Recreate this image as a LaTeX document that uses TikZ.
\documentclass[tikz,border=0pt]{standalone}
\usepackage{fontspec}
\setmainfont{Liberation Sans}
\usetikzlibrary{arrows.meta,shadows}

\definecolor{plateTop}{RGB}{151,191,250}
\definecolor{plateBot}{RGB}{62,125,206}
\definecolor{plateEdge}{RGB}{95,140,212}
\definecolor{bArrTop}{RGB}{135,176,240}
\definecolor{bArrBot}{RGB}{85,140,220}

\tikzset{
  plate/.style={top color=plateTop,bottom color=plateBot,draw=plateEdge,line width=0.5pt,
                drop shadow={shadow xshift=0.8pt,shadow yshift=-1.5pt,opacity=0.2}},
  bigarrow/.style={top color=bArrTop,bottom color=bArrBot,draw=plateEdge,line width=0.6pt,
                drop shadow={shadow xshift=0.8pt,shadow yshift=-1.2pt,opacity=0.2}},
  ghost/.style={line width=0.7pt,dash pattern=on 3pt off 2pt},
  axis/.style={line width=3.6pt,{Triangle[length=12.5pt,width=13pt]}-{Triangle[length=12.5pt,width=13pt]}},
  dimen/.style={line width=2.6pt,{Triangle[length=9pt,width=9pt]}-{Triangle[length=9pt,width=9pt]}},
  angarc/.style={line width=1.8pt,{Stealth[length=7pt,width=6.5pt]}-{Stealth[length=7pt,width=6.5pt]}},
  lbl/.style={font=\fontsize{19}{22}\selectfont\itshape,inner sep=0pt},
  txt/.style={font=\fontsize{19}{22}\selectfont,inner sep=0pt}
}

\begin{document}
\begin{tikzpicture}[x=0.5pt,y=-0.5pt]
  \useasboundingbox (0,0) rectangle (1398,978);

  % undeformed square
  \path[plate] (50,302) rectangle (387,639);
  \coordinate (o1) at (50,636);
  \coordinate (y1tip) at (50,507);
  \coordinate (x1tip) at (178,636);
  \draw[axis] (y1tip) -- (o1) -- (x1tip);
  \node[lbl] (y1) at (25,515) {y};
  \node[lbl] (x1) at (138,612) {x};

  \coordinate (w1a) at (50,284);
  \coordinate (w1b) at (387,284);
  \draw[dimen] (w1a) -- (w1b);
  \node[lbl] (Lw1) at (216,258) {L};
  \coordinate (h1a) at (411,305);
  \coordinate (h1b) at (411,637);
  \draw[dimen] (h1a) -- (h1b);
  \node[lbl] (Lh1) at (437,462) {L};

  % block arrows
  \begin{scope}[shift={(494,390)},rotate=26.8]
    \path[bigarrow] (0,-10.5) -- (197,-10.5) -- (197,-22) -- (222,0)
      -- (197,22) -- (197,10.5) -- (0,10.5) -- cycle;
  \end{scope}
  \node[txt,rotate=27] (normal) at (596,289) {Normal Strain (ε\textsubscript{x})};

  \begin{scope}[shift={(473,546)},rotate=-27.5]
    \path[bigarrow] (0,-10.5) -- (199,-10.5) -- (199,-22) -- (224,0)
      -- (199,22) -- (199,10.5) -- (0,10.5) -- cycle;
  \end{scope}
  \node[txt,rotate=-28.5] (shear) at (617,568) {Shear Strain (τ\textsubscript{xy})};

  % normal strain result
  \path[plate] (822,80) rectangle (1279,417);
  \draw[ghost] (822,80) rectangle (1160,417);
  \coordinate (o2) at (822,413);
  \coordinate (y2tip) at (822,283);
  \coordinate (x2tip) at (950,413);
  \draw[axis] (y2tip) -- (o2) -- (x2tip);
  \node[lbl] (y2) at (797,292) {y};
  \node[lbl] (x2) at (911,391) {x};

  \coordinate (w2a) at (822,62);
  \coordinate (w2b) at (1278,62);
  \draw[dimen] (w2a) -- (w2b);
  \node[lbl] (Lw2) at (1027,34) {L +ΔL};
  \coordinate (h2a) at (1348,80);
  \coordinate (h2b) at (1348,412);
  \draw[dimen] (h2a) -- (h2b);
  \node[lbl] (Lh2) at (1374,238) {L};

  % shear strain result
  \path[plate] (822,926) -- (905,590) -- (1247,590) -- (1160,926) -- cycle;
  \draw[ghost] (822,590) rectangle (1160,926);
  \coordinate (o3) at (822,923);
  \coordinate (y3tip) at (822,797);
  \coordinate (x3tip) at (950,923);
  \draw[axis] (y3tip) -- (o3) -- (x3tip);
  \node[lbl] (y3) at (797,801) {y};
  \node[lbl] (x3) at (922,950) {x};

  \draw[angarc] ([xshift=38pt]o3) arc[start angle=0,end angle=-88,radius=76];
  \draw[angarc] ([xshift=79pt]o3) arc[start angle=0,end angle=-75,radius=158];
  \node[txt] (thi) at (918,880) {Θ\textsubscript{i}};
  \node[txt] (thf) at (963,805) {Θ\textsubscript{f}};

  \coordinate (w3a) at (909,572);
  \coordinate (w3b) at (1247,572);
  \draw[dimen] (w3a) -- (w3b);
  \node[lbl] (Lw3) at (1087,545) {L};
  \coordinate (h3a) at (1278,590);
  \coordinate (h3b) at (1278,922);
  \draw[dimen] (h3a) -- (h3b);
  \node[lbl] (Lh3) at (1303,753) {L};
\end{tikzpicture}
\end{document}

************

Aim »
Look at the material above and copy, word for word, its lines from the first through the one containing "(0,0) rectangle (1398,978);".

Solution »
Recreate this image as a LaTeX document that uses TikZ.
\documentclass[tikz,border=0pt]{standalone}
\usepackage{fontspec}
\setmainfont{Liberation Sans}
\usetikzlibrary{arrows.meta,shadows}

\definecolor{plateTop}{RGB}{151,191,250}
\definecolor{plateBot}{RGB}{62,125,206}
\definecolor{plateEdge}{RGB}{95,140,212}
\definecolor{bArrTop}{RGB}{135,176,240}
\definecolor{bArrBot}{RGB}{85,140,220}

\tikzset{
  plate/.style={top color=plateTop,bottom color=plateBot,draw=plateEdge,line width=0.5pt,
                drop shadow={shadow xshift=0.8pt,shadow yshift=-1.5pt,opacity=0.2}},
  bigarrow/.style={top color=bArrTop,bottom color=bArrBot,draw=plateEdge,line width=0.6pt,
                drop shadow={shadow xshift=0.8pt,shadow yshift=-1.2pt,opacity=0.2}},
  ghost/.style={line width=0.7pt,dash pattern=on 3pt off 2pt},
  axis/.style={line width=3.6pt,{Triangle[length=12.5pt,width=13pt]}-{Triangle[length=12.5pt,width=13pt]}},
  dimen/.style={line width=2.6pt,{Triangle[length=9pt,width=9pt]}-{Triangle[length=9pt,width=9pt]}},
  angarc/.style={line width=1.8pt,{Stealth[length=7pt,width=6.5pt]}-{Stealth[length=7pt,width=6.5pt]}},
  lbl/.style={font=\fontsize{19}{22}\selectfont\itshape,inner sep=0pt},
  txt/.style={font=\fontsize{19}{22}\selectfont,inner sep=0pt}
}

\begin{document}
\begin{tikzpicture}[x=0.5pt,y=-0.5pt]
  \useasboundingbox (0,0) rectangle (1398,978);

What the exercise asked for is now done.